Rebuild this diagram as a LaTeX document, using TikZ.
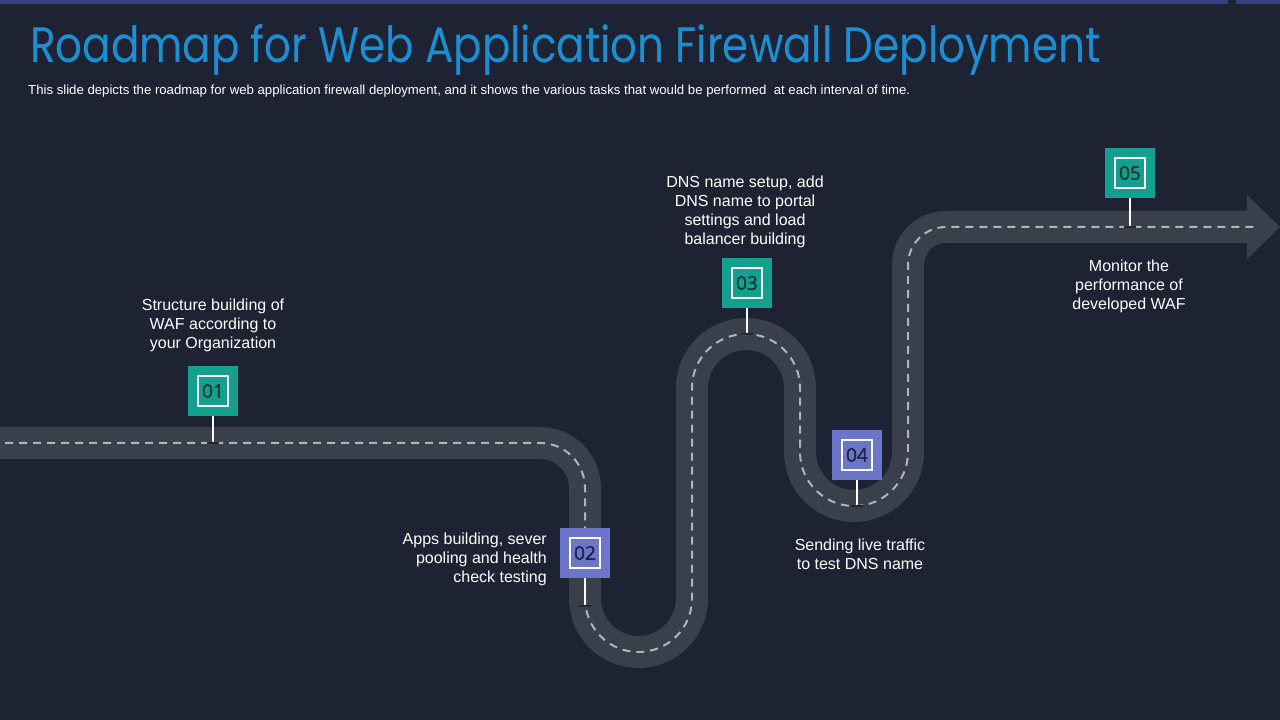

...

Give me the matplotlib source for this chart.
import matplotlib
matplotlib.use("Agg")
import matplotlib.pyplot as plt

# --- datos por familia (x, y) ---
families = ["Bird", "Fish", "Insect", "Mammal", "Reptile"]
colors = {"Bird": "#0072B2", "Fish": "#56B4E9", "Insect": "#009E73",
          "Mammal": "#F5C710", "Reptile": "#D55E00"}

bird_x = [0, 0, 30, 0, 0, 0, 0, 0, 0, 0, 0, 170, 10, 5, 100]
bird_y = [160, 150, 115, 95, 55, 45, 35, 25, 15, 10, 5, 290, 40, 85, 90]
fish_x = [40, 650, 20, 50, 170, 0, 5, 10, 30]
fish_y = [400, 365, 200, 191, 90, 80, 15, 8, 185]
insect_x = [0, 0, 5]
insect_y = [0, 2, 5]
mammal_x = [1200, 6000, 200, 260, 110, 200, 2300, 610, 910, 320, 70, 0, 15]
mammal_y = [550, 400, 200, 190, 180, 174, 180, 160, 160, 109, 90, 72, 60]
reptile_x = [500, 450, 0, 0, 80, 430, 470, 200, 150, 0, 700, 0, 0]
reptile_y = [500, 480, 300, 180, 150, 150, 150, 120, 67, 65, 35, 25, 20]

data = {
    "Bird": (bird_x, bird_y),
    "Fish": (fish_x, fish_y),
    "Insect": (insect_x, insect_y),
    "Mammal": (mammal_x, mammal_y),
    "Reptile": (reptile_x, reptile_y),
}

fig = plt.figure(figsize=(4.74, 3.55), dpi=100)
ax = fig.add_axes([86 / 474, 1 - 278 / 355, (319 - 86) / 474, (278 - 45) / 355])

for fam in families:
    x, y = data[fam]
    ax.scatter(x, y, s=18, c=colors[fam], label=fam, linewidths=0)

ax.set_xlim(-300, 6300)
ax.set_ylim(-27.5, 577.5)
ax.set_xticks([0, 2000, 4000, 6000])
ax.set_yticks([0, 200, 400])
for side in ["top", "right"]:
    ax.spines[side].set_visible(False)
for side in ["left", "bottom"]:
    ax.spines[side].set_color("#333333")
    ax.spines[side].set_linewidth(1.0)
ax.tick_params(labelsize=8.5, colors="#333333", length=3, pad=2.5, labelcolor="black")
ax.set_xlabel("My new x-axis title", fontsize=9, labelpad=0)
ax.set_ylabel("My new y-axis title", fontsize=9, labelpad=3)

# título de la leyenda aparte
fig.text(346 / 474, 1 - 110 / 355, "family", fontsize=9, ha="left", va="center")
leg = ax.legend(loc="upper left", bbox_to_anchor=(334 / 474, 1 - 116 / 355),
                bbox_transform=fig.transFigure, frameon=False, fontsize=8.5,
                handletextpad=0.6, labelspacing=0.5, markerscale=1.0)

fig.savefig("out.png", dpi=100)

---

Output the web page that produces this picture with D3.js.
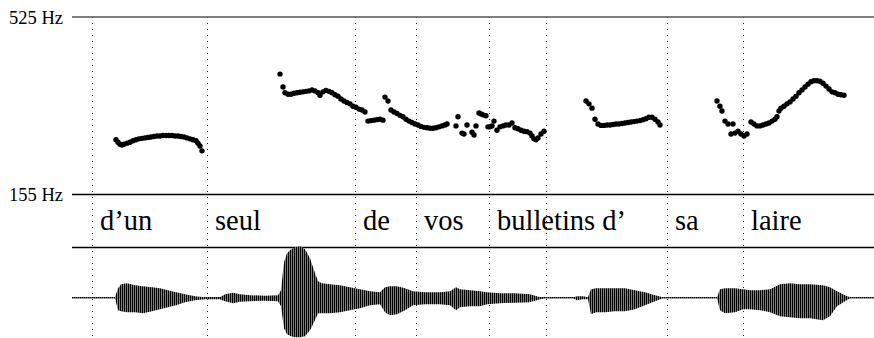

◆ **Task objective**: Check every line of the data above for the string "this", and copy those that have it.

◆ **Expected output**:
Rebuild this diagram as a LaTeX document, using TikZ.
Give me the matplotlib source for this chart.
Output the web page that produces this picture with D3.js.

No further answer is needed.